*EXERCISE INSTRUCTIONS*:
Set down each line from the one containing "Generate a web" to the one containing "const y = d3.scaleLinear().domain([0, 4000]).range([B, T]);", inclusive, exactly as written and with nothing further.

*THE INPUT*:

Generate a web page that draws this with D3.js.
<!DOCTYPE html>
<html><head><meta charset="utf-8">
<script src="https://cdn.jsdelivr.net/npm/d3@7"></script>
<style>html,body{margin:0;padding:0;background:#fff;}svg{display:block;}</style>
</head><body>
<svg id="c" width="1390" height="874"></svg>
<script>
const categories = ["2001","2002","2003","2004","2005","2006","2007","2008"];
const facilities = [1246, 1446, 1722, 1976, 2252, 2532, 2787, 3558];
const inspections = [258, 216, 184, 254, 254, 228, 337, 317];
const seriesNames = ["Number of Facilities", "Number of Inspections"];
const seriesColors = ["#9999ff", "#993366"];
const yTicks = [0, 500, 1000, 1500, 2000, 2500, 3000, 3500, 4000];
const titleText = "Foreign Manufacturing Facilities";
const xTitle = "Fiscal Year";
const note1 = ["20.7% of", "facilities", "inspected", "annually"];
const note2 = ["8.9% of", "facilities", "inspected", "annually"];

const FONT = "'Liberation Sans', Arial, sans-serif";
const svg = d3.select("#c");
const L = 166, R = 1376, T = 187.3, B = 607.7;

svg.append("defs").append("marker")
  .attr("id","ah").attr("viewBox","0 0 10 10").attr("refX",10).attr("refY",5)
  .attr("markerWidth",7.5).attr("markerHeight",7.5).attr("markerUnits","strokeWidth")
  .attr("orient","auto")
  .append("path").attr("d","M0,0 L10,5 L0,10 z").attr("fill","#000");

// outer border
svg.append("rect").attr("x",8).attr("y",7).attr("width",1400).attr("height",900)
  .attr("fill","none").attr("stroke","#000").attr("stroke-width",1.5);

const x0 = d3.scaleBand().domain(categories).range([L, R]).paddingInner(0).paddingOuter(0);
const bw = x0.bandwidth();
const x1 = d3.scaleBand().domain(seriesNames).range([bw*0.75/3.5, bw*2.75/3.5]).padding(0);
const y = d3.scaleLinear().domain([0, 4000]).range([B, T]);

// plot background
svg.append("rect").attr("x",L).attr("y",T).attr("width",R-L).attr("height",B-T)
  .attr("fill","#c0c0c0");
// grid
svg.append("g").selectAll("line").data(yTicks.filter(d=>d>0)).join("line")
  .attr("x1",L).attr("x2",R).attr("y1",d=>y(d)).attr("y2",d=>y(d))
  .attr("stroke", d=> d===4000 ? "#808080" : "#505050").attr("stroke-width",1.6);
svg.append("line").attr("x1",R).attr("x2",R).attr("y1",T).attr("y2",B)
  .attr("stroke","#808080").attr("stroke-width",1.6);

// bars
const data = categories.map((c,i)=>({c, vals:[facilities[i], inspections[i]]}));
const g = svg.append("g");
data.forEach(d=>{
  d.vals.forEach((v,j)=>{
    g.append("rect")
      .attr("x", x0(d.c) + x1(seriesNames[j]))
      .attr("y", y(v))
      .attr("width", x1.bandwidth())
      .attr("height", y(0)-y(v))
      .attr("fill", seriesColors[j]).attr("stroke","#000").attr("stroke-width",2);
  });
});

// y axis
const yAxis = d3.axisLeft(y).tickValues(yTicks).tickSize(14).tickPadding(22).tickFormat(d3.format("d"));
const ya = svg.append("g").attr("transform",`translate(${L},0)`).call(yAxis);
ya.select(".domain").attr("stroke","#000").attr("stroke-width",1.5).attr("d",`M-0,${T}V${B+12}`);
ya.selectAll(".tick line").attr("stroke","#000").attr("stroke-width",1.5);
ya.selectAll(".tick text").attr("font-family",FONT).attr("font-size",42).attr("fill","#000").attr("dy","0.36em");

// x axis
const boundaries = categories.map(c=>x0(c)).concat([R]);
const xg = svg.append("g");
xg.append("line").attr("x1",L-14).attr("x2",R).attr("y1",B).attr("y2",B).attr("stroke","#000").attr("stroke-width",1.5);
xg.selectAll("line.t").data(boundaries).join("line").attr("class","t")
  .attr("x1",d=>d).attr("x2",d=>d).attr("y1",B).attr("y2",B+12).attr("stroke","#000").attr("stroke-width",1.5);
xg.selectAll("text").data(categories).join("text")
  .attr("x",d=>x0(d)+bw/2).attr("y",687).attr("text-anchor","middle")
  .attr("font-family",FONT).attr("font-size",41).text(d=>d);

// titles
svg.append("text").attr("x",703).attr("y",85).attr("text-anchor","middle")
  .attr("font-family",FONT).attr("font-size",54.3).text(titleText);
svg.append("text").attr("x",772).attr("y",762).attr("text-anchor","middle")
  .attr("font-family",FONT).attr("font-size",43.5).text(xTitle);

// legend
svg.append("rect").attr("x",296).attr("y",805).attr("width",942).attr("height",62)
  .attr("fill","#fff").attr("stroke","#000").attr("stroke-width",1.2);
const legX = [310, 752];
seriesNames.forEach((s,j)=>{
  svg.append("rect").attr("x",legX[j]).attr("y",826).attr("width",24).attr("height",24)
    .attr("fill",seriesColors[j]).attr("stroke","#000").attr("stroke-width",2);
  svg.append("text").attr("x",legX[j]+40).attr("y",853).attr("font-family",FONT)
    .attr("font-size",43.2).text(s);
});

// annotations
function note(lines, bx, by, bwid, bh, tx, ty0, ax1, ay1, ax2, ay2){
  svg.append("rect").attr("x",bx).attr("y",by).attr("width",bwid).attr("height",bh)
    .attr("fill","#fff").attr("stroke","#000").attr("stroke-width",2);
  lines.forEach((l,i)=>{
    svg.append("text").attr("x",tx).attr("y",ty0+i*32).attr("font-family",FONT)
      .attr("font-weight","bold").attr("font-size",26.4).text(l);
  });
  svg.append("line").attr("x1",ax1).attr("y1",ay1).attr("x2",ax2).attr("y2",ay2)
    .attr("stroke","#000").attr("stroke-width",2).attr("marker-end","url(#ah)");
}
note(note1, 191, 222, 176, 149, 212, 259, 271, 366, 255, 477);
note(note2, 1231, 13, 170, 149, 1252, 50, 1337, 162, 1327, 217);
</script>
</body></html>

--

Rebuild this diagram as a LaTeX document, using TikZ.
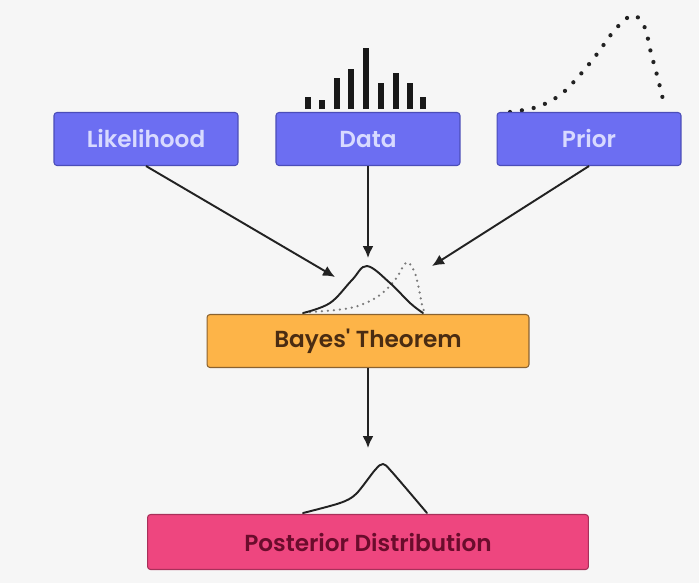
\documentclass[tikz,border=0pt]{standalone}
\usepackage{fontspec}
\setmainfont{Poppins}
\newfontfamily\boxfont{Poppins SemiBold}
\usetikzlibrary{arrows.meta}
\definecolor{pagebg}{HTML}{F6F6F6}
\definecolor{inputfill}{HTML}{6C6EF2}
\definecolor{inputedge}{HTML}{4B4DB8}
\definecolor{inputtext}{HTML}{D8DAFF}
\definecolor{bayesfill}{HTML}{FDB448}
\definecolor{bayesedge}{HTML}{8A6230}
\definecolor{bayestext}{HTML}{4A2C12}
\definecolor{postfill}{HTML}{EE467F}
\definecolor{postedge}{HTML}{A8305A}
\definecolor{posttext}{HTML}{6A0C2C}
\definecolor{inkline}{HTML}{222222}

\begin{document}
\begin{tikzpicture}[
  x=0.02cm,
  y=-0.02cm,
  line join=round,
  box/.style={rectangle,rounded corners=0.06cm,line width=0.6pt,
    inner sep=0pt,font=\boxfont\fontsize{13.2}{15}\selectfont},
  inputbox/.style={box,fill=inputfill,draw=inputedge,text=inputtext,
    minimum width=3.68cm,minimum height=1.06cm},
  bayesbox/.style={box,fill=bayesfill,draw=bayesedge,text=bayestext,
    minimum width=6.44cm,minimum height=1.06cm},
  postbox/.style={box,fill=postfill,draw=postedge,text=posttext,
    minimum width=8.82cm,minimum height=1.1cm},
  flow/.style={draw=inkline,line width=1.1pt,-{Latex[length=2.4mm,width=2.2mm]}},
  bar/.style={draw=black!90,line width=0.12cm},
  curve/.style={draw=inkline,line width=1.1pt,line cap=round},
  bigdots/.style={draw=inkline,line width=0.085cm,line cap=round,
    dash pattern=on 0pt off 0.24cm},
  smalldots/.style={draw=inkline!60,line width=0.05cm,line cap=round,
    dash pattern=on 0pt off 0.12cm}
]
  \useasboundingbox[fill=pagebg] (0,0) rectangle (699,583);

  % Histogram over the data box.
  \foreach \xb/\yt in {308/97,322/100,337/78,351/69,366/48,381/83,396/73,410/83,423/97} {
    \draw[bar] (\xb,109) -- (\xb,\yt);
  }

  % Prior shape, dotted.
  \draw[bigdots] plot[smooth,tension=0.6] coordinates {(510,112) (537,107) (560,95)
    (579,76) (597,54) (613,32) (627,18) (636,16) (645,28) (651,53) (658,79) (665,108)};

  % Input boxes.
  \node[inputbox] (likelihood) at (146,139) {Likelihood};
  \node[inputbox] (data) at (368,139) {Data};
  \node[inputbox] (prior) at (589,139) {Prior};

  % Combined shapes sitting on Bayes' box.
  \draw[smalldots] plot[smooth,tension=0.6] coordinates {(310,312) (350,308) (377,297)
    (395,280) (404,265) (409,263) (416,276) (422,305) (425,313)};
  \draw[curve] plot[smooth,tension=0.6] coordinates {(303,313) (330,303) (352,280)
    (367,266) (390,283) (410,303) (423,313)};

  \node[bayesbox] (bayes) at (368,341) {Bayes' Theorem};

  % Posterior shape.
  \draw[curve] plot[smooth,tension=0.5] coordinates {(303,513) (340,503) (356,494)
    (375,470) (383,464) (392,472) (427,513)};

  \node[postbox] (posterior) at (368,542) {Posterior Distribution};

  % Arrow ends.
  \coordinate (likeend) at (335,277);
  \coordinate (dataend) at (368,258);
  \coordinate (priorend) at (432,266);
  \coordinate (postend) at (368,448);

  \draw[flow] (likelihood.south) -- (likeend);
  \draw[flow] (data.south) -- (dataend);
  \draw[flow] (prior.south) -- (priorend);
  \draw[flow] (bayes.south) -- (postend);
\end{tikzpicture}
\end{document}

---

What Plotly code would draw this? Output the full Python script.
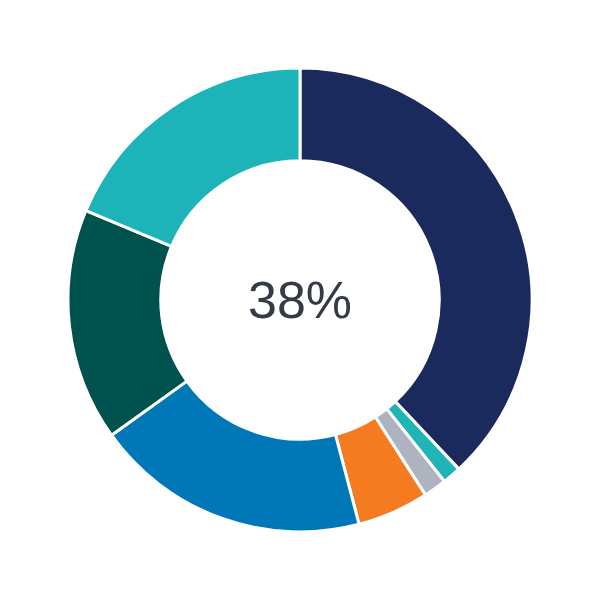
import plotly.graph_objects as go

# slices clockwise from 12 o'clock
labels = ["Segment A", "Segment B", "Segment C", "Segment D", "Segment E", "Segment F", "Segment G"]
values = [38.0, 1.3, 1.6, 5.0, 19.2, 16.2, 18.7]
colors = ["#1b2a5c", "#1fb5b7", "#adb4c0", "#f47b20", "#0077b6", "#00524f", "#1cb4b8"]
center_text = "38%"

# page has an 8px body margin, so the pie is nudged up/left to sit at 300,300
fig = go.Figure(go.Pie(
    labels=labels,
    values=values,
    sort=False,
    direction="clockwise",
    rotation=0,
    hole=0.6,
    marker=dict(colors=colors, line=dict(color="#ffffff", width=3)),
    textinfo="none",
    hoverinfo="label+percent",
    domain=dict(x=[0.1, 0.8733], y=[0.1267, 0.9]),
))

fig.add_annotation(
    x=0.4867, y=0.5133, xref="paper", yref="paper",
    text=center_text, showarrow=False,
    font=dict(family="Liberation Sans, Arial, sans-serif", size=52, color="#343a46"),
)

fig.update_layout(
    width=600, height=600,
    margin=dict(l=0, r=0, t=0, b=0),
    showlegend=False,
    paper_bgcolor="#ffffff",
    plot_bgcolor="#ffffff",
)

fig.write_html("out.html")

*RESULT*:
Generate a web page that draws this with D3.js.
<!DOCTYPE html>
<html><head><meta charset="utf-8">
<script src="https://cdn.jsdelivr.net/npm/d3@7"></script>
<style>html,body{margin:0;padding:0;background:#fff;}svg{display:block;}</style>
</head><body>
<svg id="c" width="1390" height="874"></svg>
<script>
const categories = ["2001","2002","2003","2004","2005","2006","2007","2008"];
const facilities = [1246, 1446, 1722, 1976, 2252, 2532, 2787, 3558];
const inspections = [258, 216, 184, 254, 254, 228, 337, 317];
const seriesNames = ["Number of Facilities", "Number of Inspections"];
const seriesColors = ["#9999ff", "#993366"];
const yTicks = [0, 500, 1000, 1500, 2000, 2500, 3000, 3500, 4000];
const titleText = "Foreign Manufacturing Facilities";
const xTitle = "Fiscal Year";
const note1 = ["20.7% of", "facilities", "inspected", "annually"];
const note2 = ["8.9% of", "facilities", "inspected", "annually"];

const FONT = "'Liberation Sans', Arial, sans-serif";
const svg = d3.select("#c");
const L = 166, R = 1376, T = 187.3, B = 607.7;

svg.append("defs").append("marker")
  .attr("id","ah").attr("viewBox","0 0 10 10").attr("refX",10).attr("refY",5)
  .attr("markerWidth",7.5).attr("markerHeight",7.5).attr("markerUnits","strokeWidth")
  .attr("orient","auto")
  .append("path").attr("d","M0,0 L10,5 L0,10 z").attr("fill","#000");

// outer border
svg.append("rect").attr("x",8).attr("y",7).attr("width",1400).attr("height",900)
  .attr("fill","none").attr("stroke","#000").attr("stroke-width",1.5);

const x0 = d3.scaleBand().domain(categories).range([L, R]).paddingInner(0).paddingOuter(0);
const bw = x0.bandwidth();
const x1 = d3.scaleBand().domain(seriesNames).range([bw*0.75/3.5, bw*2.75/3.5]).padding(0);
const y = d3.scaleLinear().domain([0, 4000]).range([B, T]);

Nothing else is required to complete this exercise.